What in the World? (WITW), a program produced by the Penn Museum from 1950 to 1966, was originally broadcast live in black and white — almost Ptolemaic, by current media standards.

Professors solving puzzles on live television

WITW was the first U.S. network series on archaeology, at a time when fewer than one in ten American homes even had a television.

Part NOVA, part What’s My Line?, it was a brainy quiz show in which smart people solved puzzles. It had no prizes, no point totals, no overwrought drama, and certainly no instant fame. An object was presented to a panel for brief inspection and they hypothesized about its purpose, age, and origin. Panelists did not see the artifacts until they were on air. An offscreen announcer identified the items in advance for viewers.

Unsuspected talents

The three-member panel consisted of experts and knowledgeable amateurs, some of them famous. Anthropologist Margaret Mead sat in once, as did actor Vincent Price, in 1954, when he was performing in a play in Philadelphia. Price, a student of art history and a collector, held his own, correctly identifying a 19th-century crocodile carving from New Guinea’s Sepik River region.

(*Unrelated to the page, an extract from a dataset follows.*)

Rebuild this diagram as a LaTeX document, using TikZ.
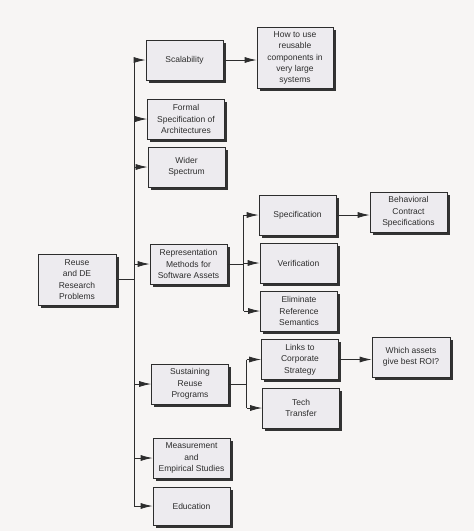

Penn anthropologist Carleton Coon was a frequent and popular participant who belied the staid professorial stereotype. Coon, known for off-the-cuff repartee, humor, and language prohibited on live television, caused a mute button to be added to the set.

Program staff took pains to select items unfamiliar to in-house panelists and occasionally threw in red herrings, such as a modern Guatemalan sash. The sash appeared on the same episode as 5,000-year-old precious beads from southern Iraq and Peruvian pottery fired centuries before Columbus arrived in the Americas.

Television history

WITW’s run encapsulates the early history of its medium. It was first recorded on kinescope, a movie camera capturing the live image from a television monitor. Videotape accelerated production, enabling five episodes to be recorded in a single day and held for future broadcast.

L to R: Penn anthropologist Carlton Coon, an unidentified panelist, and Schuyler Cammann examine an artifact, with Froelich Rainey at the desk. (Photo courtesy of the Penn Museum.)
L to R: Penn anthropologist Carlton Coon, an unidentified panelist, and Schuyler Cammann examine an artifact, with Froelich Rainey at the desk. (Photo courtesy of the Penn Museum.)

The set was simple: three panelists’ chairs, a desk for the host, and a podium for the item under consideration. To create drama, each episode opened with mysterious smoke drifting across the television screen — a tub of dry ice simulating the mists of time.

Though at the time almost all television was broadcast in black and white, Froelich Rainey, Penn Museum director at the time and the show’s host, was anxious to broadcast in color, believing archaeological items looked best in color, explains Alessandro Pezzati, Penn Museum senior archivist. In 1957, WITW moved to color production, though few viewers could appreciate the difference. Color TV households were rare in 1957: the earliest available statistic, for 1964, indicates just 3 percent of homes had color television.

Exposure brings accolades

Despite loyal and vocal viewership and copies in other markets, WITW never acquired a regular sponsor. The series aired for a time, vanished, and then resumed. The pattern persisted throughout its 16-year run.

WITW’s creativity and popularity led to national syndication on CBS from 1951 to 1955. It aired on as many as 89 stations, including its home station, Philadelphia’s WCAU-TV. Later, WITW was also broadcast on National Educational Television, a forerunner of the Public Broadcasting System.

In 1951, WITW received the prestigious Peabody Award for excellence in television and radio programming. Other Peabody winners that year included Gian Carlo Menotti for Amahl and the Night Visitors, Edward R. Murrow for See It Now, and Alistair Cooke for BBC’s Letter from America.

Sincere flattery

Following a 1952 appearance on the show, British archaeologist Mortimer Wheeler created Animal, Vegetable, Mineral? for the BBC. Penn lent him objects inspected by Queen Elizabeth II and Prince Philip prior to broadcast.

For all their academic achievement, WITW experts were refreshingly average on air, a reminder that people weren’t always as camera-ready as they now seem. A 1952 issue of Life magazine credited the program’s appeal, in part, to their demeanor: “It offers lively entertainment, palatable morsels of archaeological lore, and a gentle reminder that scholars can be folksy and funny as well as formidable.”

Just eight original episodes survive, copies of which reside in the collection of the Paley Center for Media. Pezzati, who curated the exhibit with Kate Pourshariati, hopes to find more.

Unlike other Penn Museum artifacts — static, silent ambassadors for their times — WITW speaks for itself, offering a live glimpse into a media landscape that no longer exists: one that, as producer George Dessert once wrote, “dares to be popular without being condescending.”